Este escenario es el peor posible para el Estado, pues se traduce en una menor recaudación fiscal, una mayor desprotección para el consumidor y una pérdida de control sobre la actividad.
El sector Juegos opera en un mercado con una demanda “elástica”, en relación con los precios y tarifas, es decir es poco conveniente y muy difícil realizar ajustes de precios o tarifas a los productos y servicios ofertados.
La ruta hacia una regulación exitosa exige una reconceptualización económico-fiscal filosófica. Es imperativo abandonar el anticuado modelo de tributación sobre ventas brutas y adoptar el estándar internacional del Ingreso Bruto del Juego (GGR), que grava el ingreso bruto efectivo (Cash) y fomenta la competitividad. Simultáneamente, es fundamental sustituir la precariedad de las licencias a corto plazo por un sistema que ofrezca estabilidad a largo plazo (plazos no menores a diez años, en línea con los modelos de evaluación de retorno de los proyectos de inversión), con procesos de renovación claros, técnicos y predecibles para los operadores que cumplen con la ley.

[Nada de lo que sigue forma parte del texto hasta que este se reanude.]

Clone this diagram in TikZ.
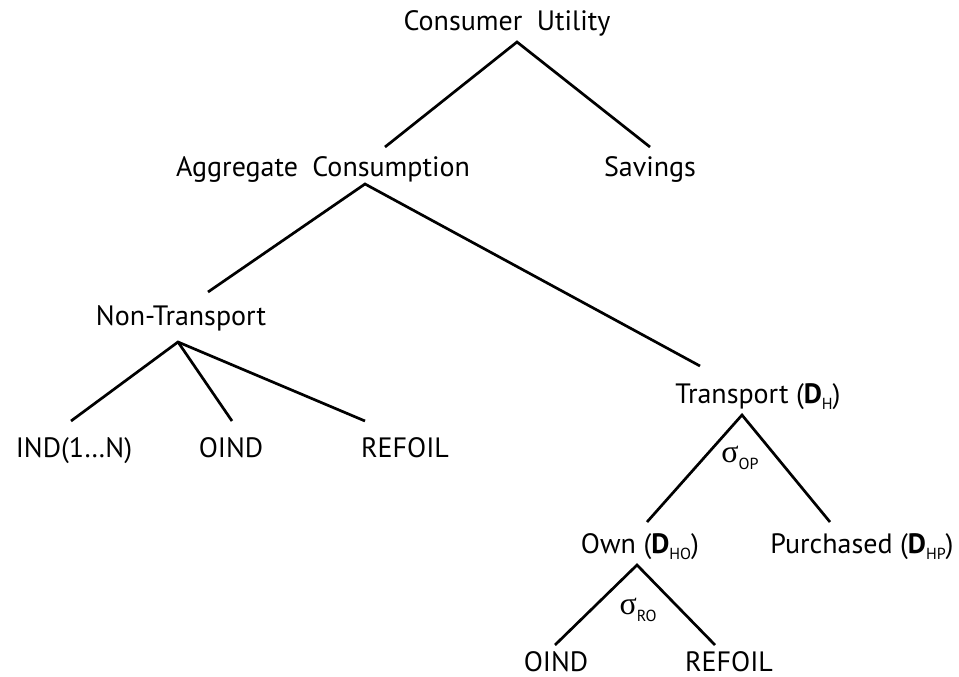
\documentclass[tikz,border=0pt]{standalone}
\usepackage{fontspec}
\setmainfont{PT Sans}
\newfontfamily\symfont{Liberation Serif}
\newcommand{\lbl}[1]{\raisebox{-0.45ex}{\fontsize{16}{16}\selectfont #1}}
\newcommand{\sig}[1]{{\symfont\fontsize{32}{32}\selectfont σ}\lbl{#1}}
\tikzset{
  lab/.style={anchor=base, inner sep=0pt, font=\fontsize{28}{32}\selectfont},
  sg/.style={anchor=center, inner sep=0pt, font=\fontsize{28}{32}\selectfont},
  br/.style={line width=2.7pt, line cap=butt, line join=miter}
}
\begin{document}
\begin{tikzpicture}[x=1pt,y=-1pt]
\useasboundingbox (0,0) rectangle (959,677);
% nodes
\node[lab] (cu) at (507,31) {Consumer\hspace{0.25em} Utility};
\node[lab] (ac) at (323,176) {Aggregate\hspace{0.25em} Consumption};
\node[lab] (sav) at (650,176) {Savings};
\node[lab] (nt) at (181,325) {Non-Transport};
\node[lab] (ind) at (74,457) {IND(1…N)};
\node[lab] (oi1) at (231,457) {OIND};
\node[lab] (rf1) at (405,457) {REFOIL};
\node[lab] (tr) at (758,403) {Transport (\textbf{D}\lbl{H})};
\node[sg] (sop) at (740,458) {\sig{OP}};
\node[lab] (own) at (640,553) {Own (\textbf{D}\lbl{HO})};
\node[lab] (pur) at (862,553) {Purchased (\textbf{D}\lbl{HP})};
\node[sg] (sro) at (638,610) {\sig{RO}};
\node[lab] (oi2) at (556,671) {OIND};
\node[lab] (rf2) at (729,671) {REFOIL};
% branch points
\coordinate (a1) at (517,42);
\coordinate (a1l) at (385,147);
\coordinate (a1r) at (650,147);
\coordinate (a2) at (365,184);
\coordinate (a2l) at (208,292);
\coordinate (a2r) at (700,366);
\coordinate (a3) at (178,342);
\coordinate (a3a) at (71,421);
\coordinate (a3b) at (232,421);
\coordinate (a3c) at (365,421);
\coordinate (a4) at (742,415);
\coordinate (a4l) at (647,522);
\coordinate (a4r) at (830,522);
\coordinate (a5) at (637,565);
\coordinate (a5l) at (555,645);
\coordinate (a5r) at (715,645);
% connectors
\draw[br] (a1l) -- (a1) -- (a1r);
\draw[br] (a2l) -- (a2) -- (a2r);
\draw[br] (a3a) -- (a3) -- (a3c);
\draw[br] (a3) -- (a3b);
\draw[br] (a4l) -- (a4) -- (a4r);
\draw[br] (a5l) -- (a5) -- (a5r);
\end{tikzpicture}
\end{document}
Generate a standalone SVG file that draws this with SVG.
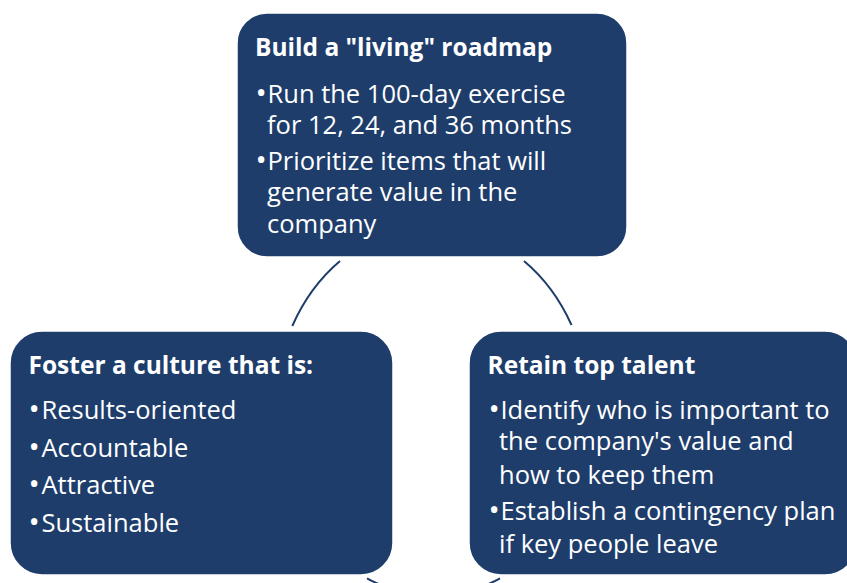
<svg xmlns="http://www.w3.org/2000/svg" width="847" height="583" viewBox="0 0 847 583">
  <style>
    .box { fill: #1e3d6b; stroke: #ffffff; stroke-width: 1.5; }
    .title { font-family: "Open Sans", Lato, sans-serif; font-weight: bold; font-size: 24.5px; fill: #ffffff; }
    .body { font-family: "Open Sans", Lato, sans-serif; font-size: 25.5px; fill: #ffffff; }
    .dot { font-size: 30px; }
    .arc { fill: none; stroke: #1e3d6b; stroke-width: 2; }
  </style>
  <rect x="0" y="0" width="847" height="583" fill="#ffffff"/>

  <!-- cycle arcs on a shared ellipse -->
  <g id="connectors">
    <path class="arc" d="M 340 261 A 157 184 0 0 0 292.3 326"/>
    <path class="arc" d="M 524 261 A 157 184 0 0 1 571.5 325"/>
    <path class="arc" d="M 367 578.3 A 157 184 0 0 0 500 578.3"/>
  </g>

  <g id="roadmap">
    <rect class="box" x="237" y="13" width="390" height="244" rx="30" ry="30"/>
    <text class="title" x="255" y="56">Build a "living" roadmap</text>
    <text class="body" x="255.5" y="102.5"><tspan class="dot">•</tspan><tspan x="267.5">Run the 100-day exercise</tspan></text>
    <text class="body" x="267" y="134">for 12, 24, and 36 months</text>
    <text class="body" x="255.5" y="169.5"><tspan class="dot">•</tspan><tspan x="267.5">Prioritize items that will</tspan></text>
    <text class="body" x="267" y="201">generate value in the</text>
    <text class="body" x="267" y="232.5">company</text>
  </g>

  <g id="culture">
    <rect class="box" x="10" y="331" width="383" height="244" rx="32" ry="32"/>
    <text class="title" x="28.5" y="373.5">Foster a culture that is:</text>
    <text class="body" x="28.5" y="418.5"><tspan class="dot">•</tspan><tspan x="41.5">Results-oriented</tspan></text>
    <text class="body" x="28.5" y="456.5"><tspan class="dot">•</tspan><tspan x="41.5">Accountable</tspan></text>
    <text class="body" x="28.5" y="494"><tspan class="dot">•</tspan><tspan x="41.5">Attractive</tspan></text>
    <text class="body" x="28.5" y="531.5"><tspan class="dot">•</tspan><tspan x="41.5">Sustainable</tspan></text>
  </g>

  <g id="talent">
    <rect class="box" x="469" y="331" width="388" height="244" rx="32" ry="32"/>
    <text class="title" x="487.5" y="373.5">Retain top talent</text>
    <text class="body" x="488.5" y="418.5"><tspan class="dot">•</tspan><tspan x="500.5">Identify who is important to</tspan></text>
    <text class="body" x="499" y="450">the company's value and</text>
    <text class="body" x="499" y="483.5">how to keep them</text>
    <text class="body" x="488.5" y="520"><tspan class="dot">•</tspan><tspan x="500.5">Establish a contingency plan</tspan></text>
    <text class="body" x="499" y="552.5">if key people leave</text>
  </g>
</svg>
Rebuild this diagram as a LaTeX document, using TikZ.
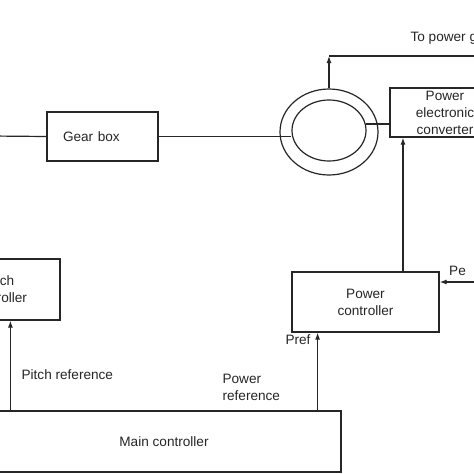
\documentclass[tikz,border=0pt]{standalone}
\usepackage{fontspec}
\setmainfont{Liberation Sans}
\usetikzlibrary{arrows.meta,shapes.geometric}
\tikzset{
  blk/.style={draw, rectangle, align=center, inner sep=0pt},
  ring/.style={draw, ellipse, inner sep=0pt},
  arr/.style={-{Latex[length=7pt,width=5pt]}},
  lbl/.style={inner sep=0pt}
}
\begin{document}
\begin{tikzpicture}[x=1pt, y=-1pt, line width=1.2pt, draw=black!85,
    every node/.style={font=\fontsize{13.6}{17}\selectfont, text=black!85}]
  \useasboundingbox (0,0) rectangle (474,474);
  \fill[white] (0,0) rectangle (474,474);
  \clip (0,0) rectangle (474,474);

  % 方框
  \node[blk, minimum width=111pt, minimum height=49pt, text width=79pt, inner xsep=16pt, align=left] (gear) at (102.5,136.5) {Gear box};
  \node[ring, minimum width=98pt, minimum height=86pt] (genout) at (329,132) {};
  \node[ring, minimum width=74pt, minimum height=61pt] (genin) at (329,130.5) {};
  \node[blk, minimum width=110pt, minimum height=49pt] (conv) at (445,112.5) {Power\\electronic\\converter};
  \node[blk, minimum width=147pt, minimum height=60pt] (pc) at (365.5,302) {Power\\controller};
  \node[blk, minimum width=122pt, minimum height=61pt] (pitch) at (-1,289.5) {Pitch\\controller};
  \node[blk, minimum width=354pt, minimum height=61pt] (main) at (164,441.5) {Main controller};

  \coordinate (shaft) at (-10,136);
  \coordinate (tee) at (329,56);
  \coordinate (grid) at (490,56);
  \coordinate (pein) at (490,282);

  % 连线
  \draw (shaft) -- (gear.west);
  \draw (gear.east) -- (gear.east -| genin.west);
  \draw (genin.10) -- (genin.10 -| conv.west);
  \draw[arr] (genout.north) -- (tee);
  \draw (tee) -- (grid);
  \draw[arr] ([xshift=37.5pt]pc.north) -- ([xshift=37.5pt]pc.north |- conv.south);
  \draw[arr] (pein) -- (pein -| pc.east);
  \draw[arr] ([xshift=24pt]main.north west) -- ([xshift=24pt]main.north west |- pitch.south);
  \draw[arr] ([xshift=-24pt]main.north east) -- ([xshift=-24pt]main.north east |- pc.south);

  % 标注
  \node[lbl, anchor=west] (togrid) at (410,38) {To power grid};
  \node[lbl] (pe) at (457.5,271) {Pe};
  \node[lbl] (pref) at (298,340) {Pref};
  \node[lbl, anchor=west] (pitchref) at (21,375) {Pitch reference};
  \node[lbl, anchor=west, align=left] (powref) at (222,387) {Power\\reference};
\end{tikzpicture}
\end{document}
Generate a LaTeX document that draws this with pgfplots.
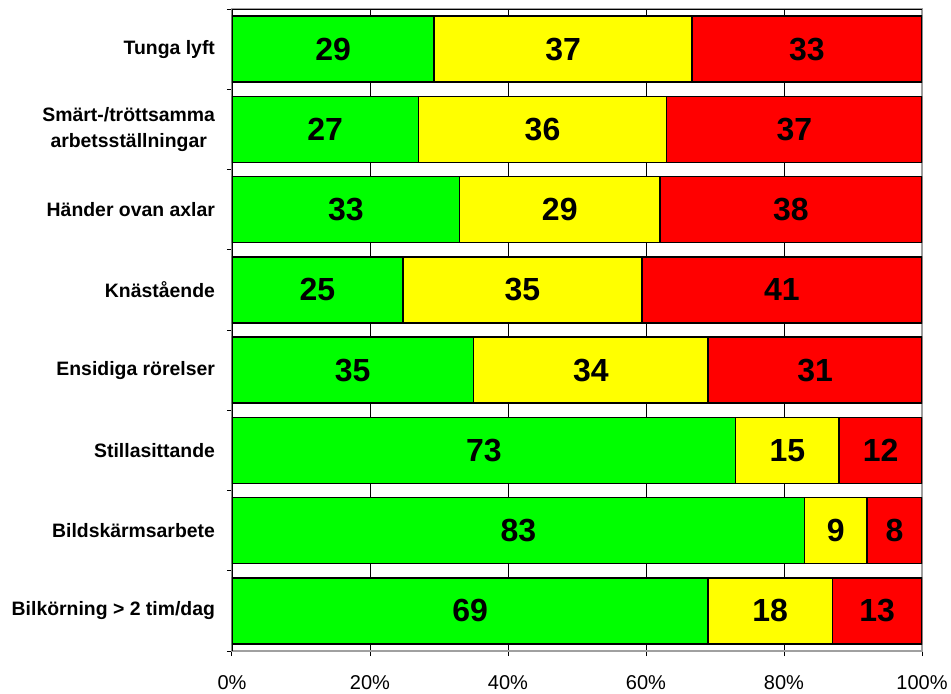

La disyuntiva para el legislador no es entre regular o no regular, sino entre una regulación que asfixia y una que fomenta y transparenta. La elección es entre un círculo vicioso de informalidad y baja recaudación, o un círculo virtuoso de inversión, competencia, innovación y una contribución fiscal sostenible y significativa para el desarrollo de la República Dominicana.